If you are not alarmed by our President ordering the death of Americans without due process, you will surely be sicken that our secretive special forces killed Awlaki’s 16 year old son Abdulrahman two weeks later. The government has never explained whether his death was another of their many accidents or had been deliberate and if so why. He was also an American, born in Denver Colorado on August 26, 1995 (https://www.facebook.com/abdulrahman.14.10.2011). Soon thereafter Robert Gibbs, Obama’s former White House press secretary, was asked: ‘“It’s an American citizen that is being targeted without due process of law, without trial. And, he’s underage. He’s a minor,” reporter Sierra Adamson told Gibbs. Gibbs shot back: “I would suggest that you should have a far more responsible father if they are truly concerned about the well-being of their children. I don’t think becoming an al Qaeda jihadist terrorist is the best way to go about doing your business.”’ (Dirty Wars)  Gibbs should be publicly whipped (if we did that sort of thing) or at least banished from polite society. How disgusting.

I am proud of the principles of individual dignity and rights upon which my country is based. I am proud of what many of my countrymen have accomplished and contributed to the world. I am tired of being ashamed of many of the self-destructive things my government has increasingly been doing in the misguided name of my security.  Why do you think Muslims in Yemen, Somalia, Iraq, Afghanistan, Saudi Arabia and elsewhere wish to attack the United States rather than (or in addition to) fighting each other for one reason or another? Because many of them have been killed or injured by our global campaign of assassinations and/or outright wars, which they see as an American attack on Islam. They are fighting to defend themselves just as we would (or say that we are). We need to leave them alone. They will have no interest in attacking us if we stay out of their homelands.

I am hoping the current revelations of some of our government’s abuses of its powers and our liberties will bring them to an end.  It is, as I have noted so many times before, the nature of government to want to grow in scope and power. As we all know, eternal vigilance is the price of liberty. The pendulum of potentially coercive government power has swung too far in the false name of defending our safety against foreign (and now domestic) enemies. I hope that the current revelations will shock us into sending the pendulum back the other way.

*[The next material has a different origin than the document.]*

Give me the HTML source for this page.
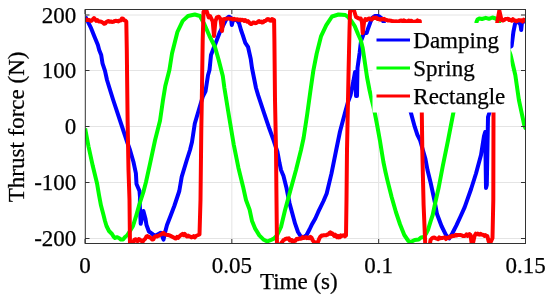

Several weeks ago, on Memorial Day, my friend Lou Cordia sent the following from President Reagan’s Memorial Day Proclamation for May 25, 1981 as a reminder of what we properly aspire to:

Over one hundred years ago, Memorial Day was established to commemorate those who died in the defense of our national ideals. Our ideals of freedom, justice, and equal rights for all have been challenged many times since then, and thousands of Americans have given their lives in many parts of the world to secure those same ideals and insure for their children a lasting peace. Their sacrifice demands that we, the living, continue to promote the cause of peace and the ideals for which they so valiantly gave of themselves.

Today, the United States stands as a beacon of liberty and democratic strength before the community of nations. We are resolved to stand firm against those who would destroy the freedoms we cherish. We are determined to achieve an enduring peace — a peace with liberty and with honor. This determination, this resolve, is the highest tribute we can pay to the many who have fallen in the service of our Nation.